Paralelo a isso, o Instituto de Pesquisa Econômica Aplicada (Ipea) propõe, as centrais sindicais apóiam e a sociedade se convocada em plebiscito aprovaria a redução da jornada de trabalho sem redução de salários. No lugar de 44, 40 horas semanais. Afinal, o Brasil está pronto e ninguém é de ferro.
Todo mundo quer o seu, não se aceitam sacrifícios. É o império da lei do esforço mínimo e da benesse máxima.
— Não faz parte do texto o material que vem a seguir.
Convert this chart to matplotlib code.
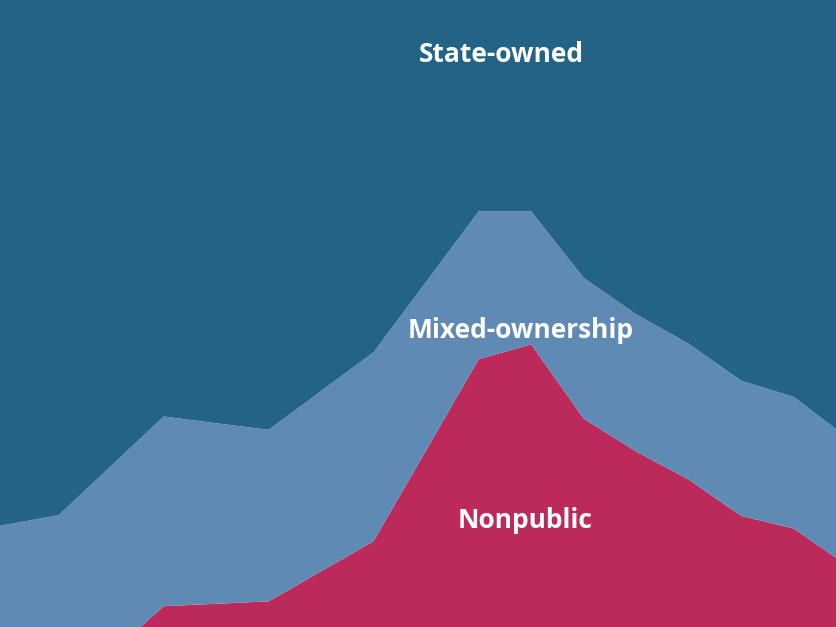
import numpy as np
import matplotlib.pyplot as plt

# Share of each ownership type (%), stacked bottom to top
years = [1998, 2000, 2002, 2004, 2006, 2008, 2009, 2010, 2011, 2012, 2013, 2014, 2015]
nonpublic = [0.0, 0.0, 13.4, 14.1, 22.7, 48.7, 50.8, 40.2, 35.5, 31.5, 26.3, 24.5, 19.3]
mixed = [23.7, 26.4, 27.1, 24.5, 27.0, 21.1, 19.0, 20.1, 19.6, 19.4, 19.3, 18.8, 18.3]
state_owned = [76.3, 73.6, 59.5, 61.4, 50.3, 30.2, 30.2, 39.7, 44.9, 49.1, 54.4, 56.7, 62.4]

labels = ["Nonpublic", "Mixed-ownership", "State-owned"]
colors = ["#bc2a5b", "#5f8ab4", "#236386"]

fig = plt.figure(figsize=(8.36, 6.27), dpi=100)
ax = fig.add_axes([0, 0, 1, 1])

ax.stackplot(years, nonpublic, mixed, state_owned, colors=colors, linewidth=0)

# the chart is a crop of a wider view
ax.set_xlim(1998.882, 2014.806)
ax.set_ylim(10.43, 100)
ax.axis("off")

font = dict(family="Open Sans", weight="bold", size=19, color="white",
            ha="center", va="center")
ax.text(2008.44, (700 - 54) / 7, "State-owned", **font)
ax.text(2008.79, (700 - 330) / 7, "Mixed-ownership", **font)
ax.text(2008.88, (700 - 520) / 7, "Nonpublic", **font)

fig.savefig("out.png", dpi=100)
Foi assim que, finda a ditadura, os constituintes de 1988 e os grupos de interesse criaram um Estado benfeitor que não cabia nos limites da realidade.
Países desenvolvidos não cresceram à sombra da lassidão nem a poder de água fresca.
Num cenário em que prevalece a cultura da facilidade, onde prepondera a mentalidade segundo a qual é possível aprender inglês dormindo e emagrecer comendo, a crença na reforma tributária pode ser incluída no plantel das ilusões do gênero.
Não vai acontecer tão cedo pelo mesmo motivo por que não aconteceu até agora: União, Estados e municípios não aceitam repartição de perdas, só distribuição de ganhos. Como o governo federal se recusa à tarefa de arbitrar o jogo, fica-se na mesma.
Ainda mais em ano eleitoral, em que o forte da cena não é o consenso, mas o contraditório. Em ambiente de disputa de poder não há concordância possível, ainda mais sobre tributos.
Contrariar os prefeitos, candidatos a prefeito, quem haverá de? Enervar governadores?
Ainda está para ser construída a mesa onde seria firmado esse acordo, bem como ainda não se apresentou ao País o líder capaz de gerenciá-lo e tirá-lo do papel.
Para mudar qualquer situação, a preliminar básica é que todos os jogadores estejam dispostos a ceder alguma coisa. Mas por aqui ninguém quer perder coisa alguma nunca. Daí a razão de tanta dificuldade para fazer reformas de verdade: a cultura da facilidade.
Quando se avançou no Brasil - para citar exemplos recentes, fiquemos na abertura da economia, na quebra de monopólios e na mais bem-sucedida das privatizações, a das telecomunicações -, o governo firmou uma ampla aliança congressual e arbitrou.
Quando se tentou criar grandes consensos sem eixo, o resultado foi a paralisia resultante do puxa-estica dos interesses localizados. Aí estão a complementação da reforma da Previdência (setor público), a reforma trabalhista, a reestruturação sindical, a reforma política, a tributária como exemplos de pendências que não se resolvem porque o governo não tem tutano para enfrentar a briga nem para administrar as contrariedades.
Os contrariados, por sua vez, o máximo que admitem para negociar é a segurança do direito adquirido. Ora, se todo mundo parte desse ponto, da garantia do que já lhe é assegurado, surpreendente seria se se conseguisse fazer qualquer coisa.
Não há história de ganhos sem perdas. Não há registro de pactos no mundo sem que os pactuantes deixem de lado uma parte do que lhes interessa. Não por outro motivo o conceito de pacto é desmoralizado entre nós.
Os poucos que se fizeram na cena recente - pela redemocratização, pela estabilidade da moeda - foram sempre contestados por alguma força que, dessa contestação, buscava tirar proveito.
O PT, com sua lógica sindicalista da reivindicação, evidentemente não é o melhor condutor de acordos que podem render ganhos no futuro, mas que no presente apenas socializam o prejuízo.
Não só por isso, mas também por causa disso, essa conversa toda no noticiário sobre medidas e negociações não passa de uma mímica por meio da qual se busca ganhar tempo para acomodar as contrariedades e achar uma forma de tirar o dinheiro do setor menos organizado da sociedade - ela própria, descontadas as corporações organizadas, sejam públicas, privadas, representantes do capital ou do trabalho.
Socorro à força
A Igreja Católica sempre foi muito próxima do PT, que teve dois embriões: os sindicatos e as pastorais. O discreto distanciamento entre os dois - visível depois da eleição de Lula - chega agora a um ponto bastante acentuado por causa da greve de fome de d. Luiz Cappio contra a obra de transposição das águas do Rio São Francisco.
O jejum completa 23 dias, há mais de 10 o Planalto acionou o secretário-geral da Presidência, Luiz Dulci, e o secretário particular do presidente, Gilberto Carvalho, para tentar convencer a CNBB a fazer o frei desistir. Esforço inútil.
Posto o impasse e convencido de que a Igreja faz do frei um símbolo em tempos de carências de causas, o governo estuda intervir na prestação de socorro ao religioso baseado na Constituição, que atribui ao Estado o dever de zelar pela inviolabilidade da vida dos cidadãos.